_Task to carry out_.
Find all lines in the records that include the word "document", and copy them out.

_Records shown_.
[START]
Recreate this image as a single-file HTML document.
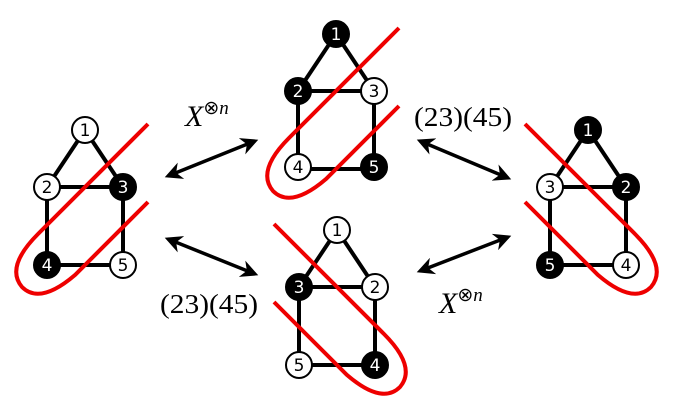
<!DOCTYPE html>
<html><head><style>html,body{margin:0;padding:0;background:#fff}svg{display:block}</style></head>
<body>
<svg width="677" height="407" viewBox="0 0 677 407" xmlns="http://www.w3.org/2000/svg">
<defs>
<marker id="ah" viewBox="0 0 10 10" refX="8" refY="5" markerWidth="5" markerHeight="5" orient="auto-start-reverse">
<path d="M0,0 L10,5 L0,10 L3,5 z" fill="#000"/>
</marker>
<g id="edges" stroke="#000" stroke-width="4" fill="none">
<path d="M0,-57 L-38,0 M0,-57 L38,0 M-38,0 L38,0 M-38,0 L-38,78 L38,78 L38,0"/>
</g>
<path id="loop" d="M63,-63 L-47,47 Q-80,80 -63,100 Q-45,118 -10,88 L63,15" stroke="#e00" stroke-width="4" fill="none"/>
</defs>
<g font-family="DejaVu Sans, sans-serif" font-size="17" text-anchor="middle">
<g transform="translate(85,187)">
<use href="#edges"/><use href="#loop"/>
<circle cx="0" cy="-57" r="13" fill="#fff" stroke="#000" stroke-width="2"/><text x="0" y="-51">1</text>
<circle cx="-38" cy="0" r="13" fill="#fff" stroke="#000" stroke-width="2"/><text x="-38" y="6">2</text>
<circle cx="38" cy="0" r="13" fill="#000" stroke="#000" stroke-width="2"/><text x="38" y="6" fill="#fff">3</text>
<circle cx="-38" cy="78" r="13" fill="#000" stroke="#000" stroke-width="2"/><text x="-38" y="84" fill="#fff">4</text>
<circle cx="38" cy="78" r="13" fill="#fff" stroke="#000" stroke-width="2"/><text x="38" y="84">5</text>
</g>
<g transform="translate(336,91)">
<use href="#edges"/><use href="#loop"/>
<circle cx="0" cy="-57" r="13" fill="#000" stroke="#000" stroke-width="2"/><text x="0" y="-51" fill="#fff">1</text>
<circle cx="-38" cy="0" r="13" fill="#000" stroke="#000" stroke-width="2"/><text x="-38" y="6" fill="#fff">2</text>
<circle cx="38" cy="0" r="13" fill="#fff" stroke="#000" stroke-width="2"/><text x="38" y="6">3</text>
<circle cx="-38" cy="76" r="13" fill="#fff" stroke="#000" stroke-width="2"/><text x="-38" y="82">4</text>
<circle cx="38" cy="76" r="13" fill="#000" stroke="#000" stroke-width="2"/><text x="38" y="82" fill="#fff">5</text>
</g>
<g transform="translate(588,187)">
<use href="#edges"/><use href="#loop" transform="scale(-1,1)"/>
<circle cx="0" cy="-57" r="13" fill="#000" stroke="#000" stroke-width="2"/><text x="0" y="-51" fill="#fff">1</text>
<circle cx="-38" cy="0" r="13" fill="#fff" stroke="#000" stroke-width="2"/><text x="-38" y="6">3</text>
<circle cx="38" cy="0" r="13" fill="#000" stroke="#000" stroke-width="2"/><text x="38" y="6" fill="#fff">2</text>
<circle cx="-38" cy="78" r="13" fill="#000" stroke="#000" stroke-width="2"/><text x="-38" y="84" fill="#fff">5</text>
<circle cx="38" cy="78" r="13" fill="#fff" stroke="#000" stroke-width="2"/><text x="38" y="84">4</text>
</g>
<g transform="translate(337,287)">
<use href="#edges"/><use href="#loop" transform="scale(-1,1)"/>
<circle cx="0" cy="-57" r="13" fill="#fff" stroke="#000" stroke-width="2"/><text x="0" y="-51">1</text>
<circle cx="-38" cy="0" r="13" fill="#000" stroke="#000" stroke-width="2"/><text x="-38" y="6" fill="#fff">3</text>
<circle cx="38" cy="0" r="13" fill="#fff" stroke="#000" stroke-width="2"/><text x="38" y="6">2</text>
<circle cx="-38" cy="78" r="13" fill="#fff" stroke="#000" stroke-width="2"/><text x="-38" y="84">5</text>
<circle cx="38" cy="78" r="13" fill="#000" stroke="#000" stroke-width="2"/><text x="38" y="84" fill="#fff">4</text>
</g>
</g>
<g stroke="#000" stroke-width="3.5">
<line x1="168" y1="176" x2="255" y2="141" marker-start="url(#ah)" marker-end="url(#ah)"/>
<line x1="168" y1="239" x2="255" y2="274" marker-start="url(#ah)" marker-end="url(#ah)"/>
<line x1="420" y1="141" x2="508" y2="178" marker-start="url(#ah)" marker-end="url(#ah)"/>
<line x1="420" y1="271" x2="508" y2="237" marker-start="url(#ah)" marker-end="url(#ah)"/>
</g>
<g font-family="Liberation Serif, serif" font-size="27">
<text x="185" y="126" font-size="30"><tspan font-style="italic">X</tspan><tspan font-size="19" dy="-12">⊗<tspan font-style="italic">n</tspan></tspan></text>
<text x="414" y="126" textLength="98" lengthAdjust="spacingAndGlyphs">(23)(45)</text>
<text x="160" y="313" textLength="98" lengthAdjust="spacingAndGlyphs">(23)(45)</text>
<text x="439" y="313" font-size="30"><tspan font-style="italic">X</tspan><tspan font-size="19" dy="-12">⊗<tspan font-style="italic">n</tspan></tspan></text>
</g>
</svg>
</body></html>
[END]
[START]
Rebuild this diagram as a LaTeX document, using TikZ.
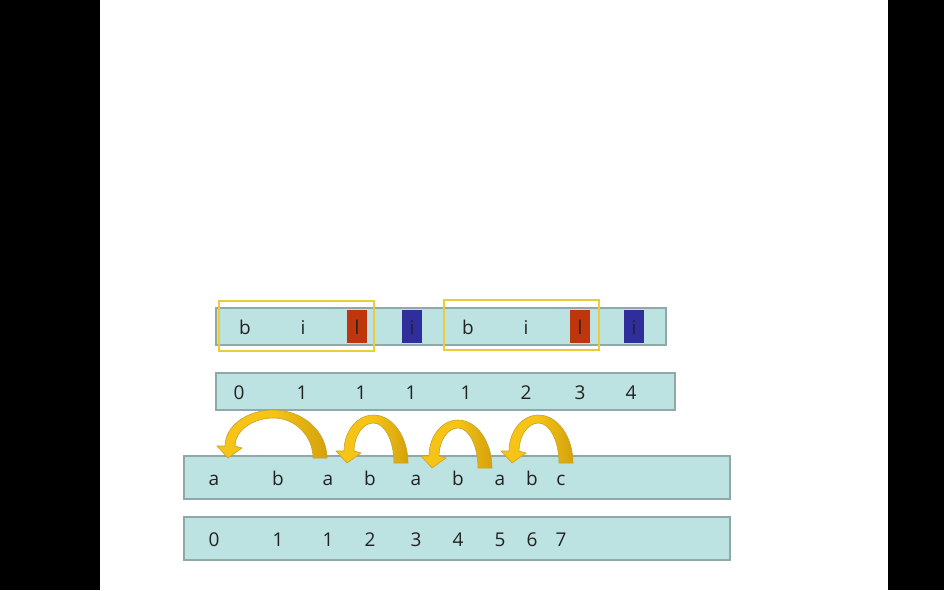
[END]
_Completed exercise_.
Recreate this image as a single-file HTML document.
Rebuild this diagram as a LaTeX document, using TikZ.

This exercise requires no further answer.